* What you need to do
Omit all images, then repeat exactly the lines below from the one containing "Emit a Python" through the one containing "positions = list(range(10))", both ends included.

* Provided material
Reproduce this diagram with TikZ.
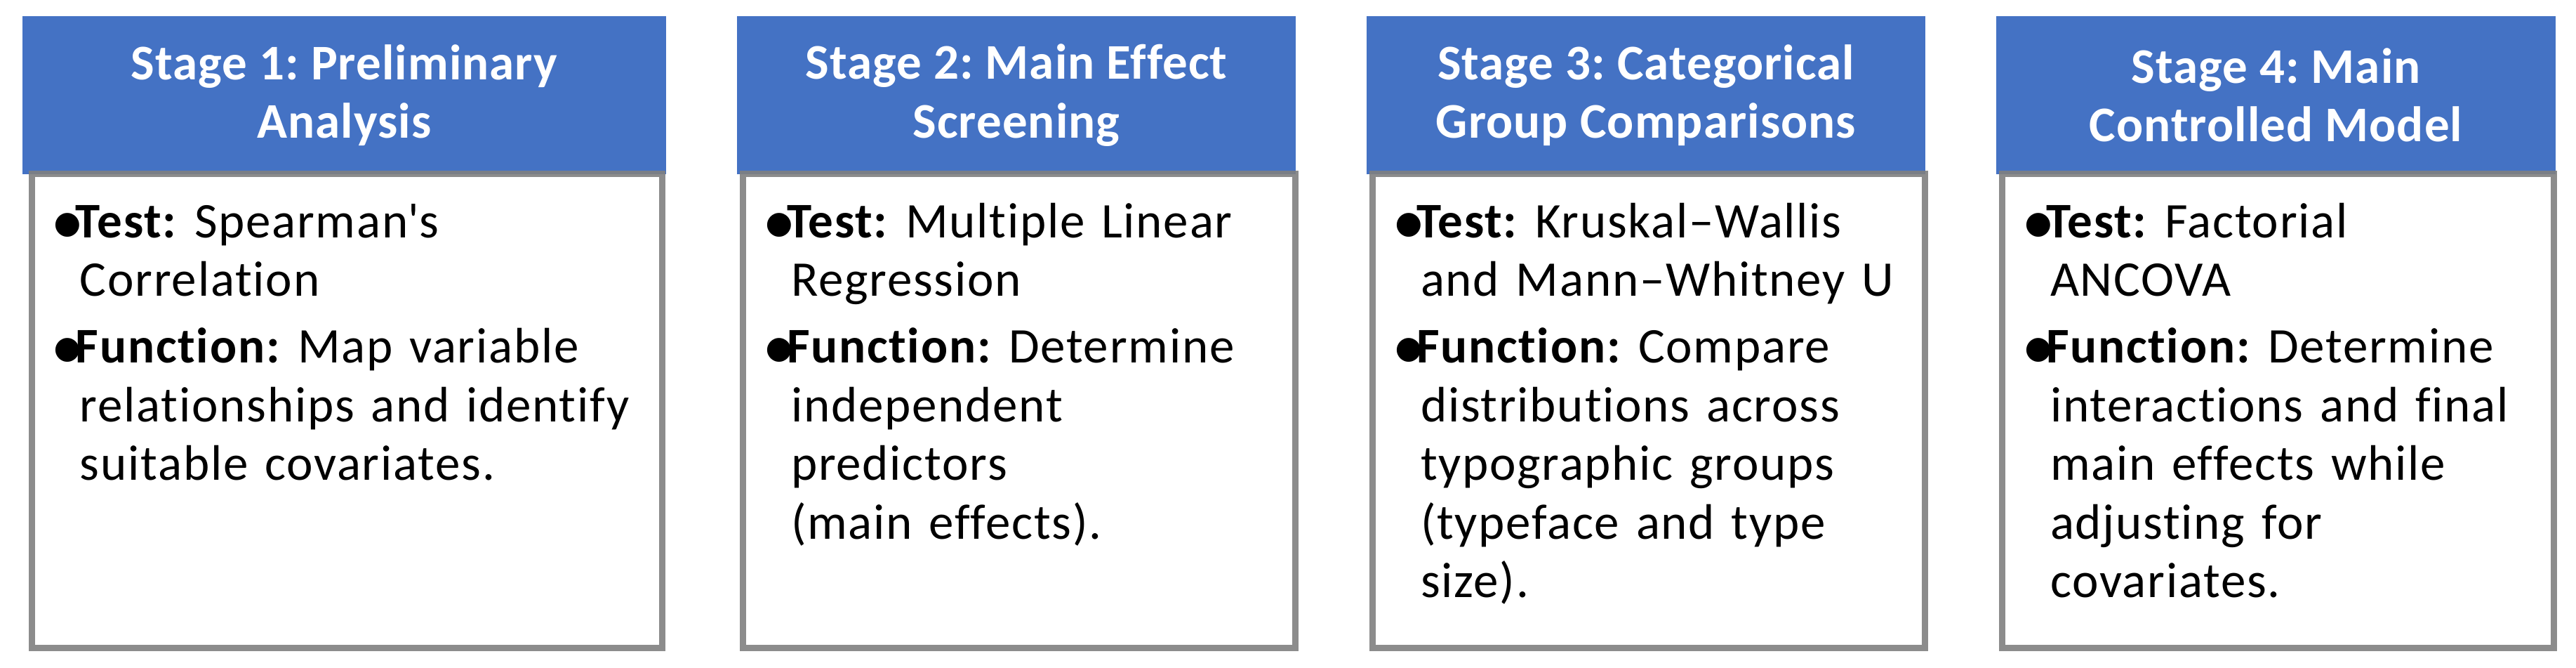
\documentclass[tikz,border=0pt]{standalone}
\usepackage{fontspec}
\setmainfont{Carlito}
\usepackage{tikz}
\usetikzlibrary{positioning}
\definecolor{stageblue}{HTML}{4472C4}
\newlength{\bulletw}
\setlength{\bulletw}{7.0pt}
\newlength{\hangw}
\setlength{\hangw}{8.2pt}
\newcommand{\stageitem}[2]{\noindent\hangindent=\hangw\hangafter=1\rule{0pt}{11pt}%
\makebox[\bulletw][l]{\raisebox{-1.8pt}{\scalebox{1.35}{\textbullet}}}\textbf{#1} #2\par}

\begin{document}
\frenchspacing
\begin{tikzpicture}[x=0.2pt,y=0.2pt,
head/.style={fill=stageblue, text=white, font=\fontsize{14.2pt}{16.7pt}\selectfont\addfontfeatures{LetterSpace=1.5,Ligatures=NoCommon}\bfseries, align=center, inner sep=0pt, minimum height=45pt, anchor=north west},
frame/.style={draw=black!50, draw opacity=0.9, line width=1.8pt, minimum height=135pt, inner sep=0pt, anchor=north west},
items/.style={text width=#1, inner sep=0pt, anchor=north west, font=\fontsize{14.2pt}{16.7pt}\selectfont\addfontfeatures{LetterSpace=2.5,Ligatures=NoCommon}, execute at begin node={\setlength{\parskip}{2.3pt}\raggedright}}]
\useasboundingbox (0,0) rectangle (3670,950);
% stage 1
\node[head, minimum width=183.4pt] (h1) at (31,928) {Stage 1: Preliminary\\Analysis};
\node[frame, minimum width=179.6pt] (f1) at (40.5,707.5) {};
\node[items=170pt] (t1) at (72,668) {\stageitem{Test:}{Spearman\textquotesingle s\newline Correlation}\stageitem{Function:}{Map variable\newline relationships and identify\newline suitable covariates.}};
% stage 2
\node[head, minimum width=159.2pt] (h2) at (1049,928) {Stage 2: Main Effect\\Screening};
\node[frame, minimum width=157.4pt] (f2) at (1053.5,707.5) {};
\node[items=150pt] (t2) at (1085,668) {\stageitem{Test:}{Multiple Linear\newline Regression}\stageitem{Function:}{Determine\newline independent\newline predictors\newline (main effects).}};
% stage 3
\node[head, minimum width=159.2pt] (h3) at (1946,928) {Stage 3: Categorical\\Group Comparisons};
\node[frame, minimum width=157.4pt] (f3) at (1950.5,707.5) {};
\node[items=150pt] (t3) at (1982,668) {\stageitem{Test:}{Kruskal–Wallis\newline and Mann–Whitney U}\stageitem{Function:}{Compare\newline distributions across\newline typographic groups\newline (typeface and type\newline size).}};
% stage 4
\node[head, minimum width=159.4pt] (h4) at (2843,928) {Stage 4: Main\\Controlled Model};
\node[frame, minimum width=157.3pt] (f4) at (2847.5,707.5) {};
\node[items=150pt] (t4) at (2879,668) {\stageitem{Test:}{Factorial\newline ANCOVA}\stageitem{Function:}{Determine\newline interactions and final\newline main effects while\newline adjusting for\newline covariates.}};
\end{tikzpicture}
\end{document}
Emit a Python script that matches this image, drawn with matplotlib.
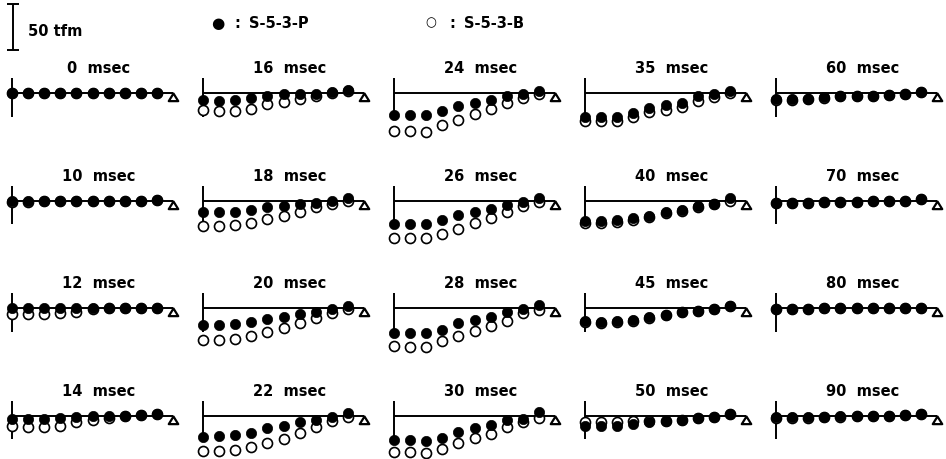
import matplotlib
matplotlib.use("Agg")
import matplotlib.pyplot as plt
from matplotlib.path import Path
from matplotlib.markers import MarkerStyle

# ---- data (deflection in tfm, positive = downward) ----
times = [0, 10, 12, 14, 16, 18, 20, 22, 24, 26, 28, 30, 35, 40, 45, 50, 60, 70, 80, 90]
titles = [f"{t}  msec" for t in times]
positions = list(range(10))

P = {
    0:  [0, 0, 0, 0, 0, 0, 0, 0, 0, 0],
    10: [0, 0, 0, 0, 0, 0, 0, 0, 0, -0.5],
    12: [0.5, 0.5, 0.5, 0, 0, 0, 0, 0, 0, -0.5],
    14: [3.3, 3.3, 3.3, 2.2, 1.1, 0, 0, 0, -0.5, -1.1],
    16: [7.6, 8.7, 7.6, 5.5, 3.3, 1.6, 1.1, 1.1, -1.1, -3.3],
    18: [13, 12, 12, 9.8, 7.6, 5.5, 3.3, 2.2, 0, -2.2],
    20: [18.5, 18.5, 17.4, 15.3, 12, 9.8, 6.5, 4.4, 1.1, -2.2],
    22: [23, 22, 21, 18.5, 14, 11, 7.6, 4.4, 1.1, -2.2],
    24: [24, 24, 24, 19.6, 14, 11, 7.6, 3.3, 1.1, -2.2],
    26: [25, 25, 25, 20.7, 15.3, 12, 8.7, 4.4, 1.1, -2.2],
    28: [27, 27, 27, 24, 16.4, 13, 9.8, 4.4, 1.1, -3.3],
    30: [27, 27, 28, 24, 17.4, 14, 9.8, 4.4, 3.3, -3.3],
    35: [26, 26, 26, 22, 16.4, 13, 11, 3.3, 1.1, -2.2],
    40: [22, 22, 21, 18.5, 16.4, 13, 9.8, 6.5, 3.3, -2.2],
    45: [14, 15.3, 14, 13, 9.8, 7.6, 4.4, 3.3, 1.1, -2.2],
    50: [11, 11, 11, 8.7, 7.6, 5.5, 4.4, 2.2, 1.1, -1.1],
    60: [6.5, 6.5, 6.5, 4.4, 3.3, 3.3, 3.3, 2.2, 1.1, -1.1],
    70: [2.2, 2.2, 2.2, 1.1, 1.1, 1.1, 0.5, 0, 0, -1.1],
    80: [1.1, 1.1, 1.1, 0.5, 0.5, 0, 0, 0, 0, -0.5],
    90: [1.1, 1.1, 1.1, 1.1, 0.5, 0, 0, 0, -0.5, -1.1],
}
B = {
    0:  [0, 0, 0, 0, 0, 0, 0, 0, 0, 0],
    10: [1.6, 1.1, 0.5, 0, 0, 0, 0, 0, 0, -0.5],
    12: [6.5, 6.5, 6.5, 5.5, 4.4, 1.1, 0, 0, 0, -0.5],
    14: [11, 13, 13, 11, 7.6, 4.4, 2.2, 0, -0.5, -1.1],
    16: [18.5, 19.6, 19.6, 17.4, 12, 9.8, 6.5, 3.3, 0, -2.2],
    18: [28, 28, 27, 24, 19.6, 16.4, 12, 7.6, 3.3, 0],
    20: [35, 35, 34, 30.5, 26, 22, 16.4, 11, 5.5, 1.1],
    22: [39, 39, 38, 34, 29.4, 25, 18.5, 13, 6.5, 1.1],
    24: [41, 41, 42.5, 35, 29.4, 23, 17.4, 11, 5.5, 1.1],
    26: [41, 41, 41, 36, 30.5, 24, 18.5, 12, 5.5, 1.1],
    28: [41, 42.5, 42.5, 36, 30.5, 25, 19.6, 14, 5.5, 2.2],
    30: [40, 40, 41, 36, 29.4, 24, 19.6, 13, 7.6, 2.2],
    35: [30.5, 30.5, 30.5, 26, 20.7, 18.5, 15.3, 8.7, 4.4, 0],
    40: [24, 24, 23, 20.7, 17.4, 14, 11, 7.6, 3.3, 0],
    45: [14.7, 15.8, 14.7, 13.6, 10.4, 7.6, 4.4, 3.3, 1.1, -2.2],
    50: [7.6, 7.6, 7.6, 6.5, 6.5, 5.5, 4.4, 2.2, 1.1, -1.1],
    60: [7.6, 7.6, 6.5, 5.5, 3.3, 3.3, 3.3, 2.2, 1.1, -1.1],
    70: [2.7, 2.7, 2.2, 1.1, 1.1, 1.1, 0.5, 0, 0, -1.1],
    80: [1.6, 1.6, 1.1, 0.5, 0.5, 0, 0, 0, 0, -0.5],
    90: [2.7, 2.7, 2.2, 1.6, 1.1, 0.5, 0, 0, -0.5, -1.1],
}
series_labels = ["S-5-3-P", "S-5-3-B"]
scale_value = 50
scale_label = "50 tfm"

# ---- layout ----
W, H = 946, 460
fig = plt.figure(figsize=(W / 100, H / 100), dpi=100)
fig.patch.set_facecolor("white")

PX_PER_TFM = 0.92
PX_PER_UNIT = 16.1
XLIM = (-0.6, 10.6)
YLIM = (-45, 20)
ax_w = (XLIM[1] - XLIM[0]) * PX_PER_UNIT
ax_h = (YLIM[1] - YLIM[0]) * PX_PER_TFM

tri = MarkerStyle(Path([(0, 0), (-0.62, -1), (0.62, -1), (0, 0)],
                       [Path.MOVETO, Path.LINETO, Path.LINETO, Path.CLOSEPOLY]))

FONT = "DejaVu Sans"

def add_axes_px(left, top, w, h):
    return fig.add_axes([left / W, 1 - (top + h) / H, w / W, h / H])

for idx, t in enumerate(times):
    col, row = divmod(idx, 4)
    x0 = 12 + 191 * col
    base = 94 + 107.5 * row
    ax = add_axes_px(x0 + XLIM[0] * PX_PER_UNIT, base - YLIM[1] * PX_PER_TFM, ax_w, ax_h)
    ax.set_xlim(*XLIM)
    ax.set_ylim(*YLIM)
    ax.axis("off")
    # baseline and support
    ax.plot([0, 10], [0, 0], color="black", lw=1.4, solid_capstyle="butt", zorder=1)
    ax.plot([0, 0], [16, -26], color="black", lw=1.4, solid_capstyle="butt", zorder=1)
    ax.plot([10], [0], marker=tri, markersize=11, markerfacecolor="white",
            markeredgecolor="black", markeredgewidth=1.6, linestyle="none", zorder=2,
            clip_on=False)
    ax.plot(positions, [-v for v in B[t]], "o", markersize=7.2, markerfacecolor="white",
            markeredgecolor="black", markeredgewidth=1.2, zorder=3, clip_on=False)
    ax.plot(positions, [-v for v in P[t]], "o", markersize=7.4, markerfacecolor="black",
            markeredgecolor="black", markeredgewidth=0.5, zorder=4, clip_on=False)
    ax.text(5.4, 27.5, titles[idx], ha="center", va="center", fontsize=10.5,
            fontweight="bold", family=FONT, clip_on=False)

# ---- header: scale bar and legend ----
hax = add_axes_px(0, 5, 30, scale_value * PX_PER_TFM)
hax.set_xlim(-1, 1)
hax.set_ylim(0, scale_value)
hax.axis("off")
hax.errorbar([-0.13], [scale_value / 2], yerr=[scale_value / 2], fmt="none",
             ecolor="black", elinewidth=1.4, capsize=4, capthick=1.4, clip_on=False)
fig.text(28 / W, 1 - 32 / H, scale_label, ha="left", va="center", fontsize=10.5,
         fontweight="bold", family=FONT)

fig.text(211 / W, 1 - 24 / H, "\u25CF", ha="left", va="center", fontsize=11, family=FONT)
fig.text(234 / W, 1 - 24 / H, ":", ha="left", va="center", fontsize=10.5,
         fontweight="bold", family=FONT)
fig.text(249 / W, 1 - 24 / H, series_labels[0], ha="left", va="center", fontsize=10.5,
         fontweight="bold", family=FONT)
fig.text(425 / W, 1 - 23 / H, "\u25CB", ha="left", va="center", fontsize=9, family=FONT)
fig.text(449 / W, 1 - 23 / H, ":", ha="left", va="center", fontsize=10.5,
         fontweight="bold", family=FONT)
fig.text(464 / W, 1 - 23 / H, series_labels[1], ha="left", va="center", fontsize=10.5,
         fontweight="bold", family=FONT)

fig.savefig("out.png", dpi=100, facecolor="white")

* Completed exercise
Emit a Python script that matches this image, drawn with matplotlib.
import matplotlib
matplotlib.use("Agg")
import matplotlib.pyplot as plt
from matplotlib.path import Path
from matplotlib.markers import MarkerStyle

# ---- data (deflection in tfm, positive = downward) ----
times = [0, 10, 12, 14, 16, 18, 20, 22, 24, 26, 28, 30, 35, 40, 45, 50, 60, 70, 80, 90]
titles = [f"{t}  msec" for t in times]
positions = list(range(10))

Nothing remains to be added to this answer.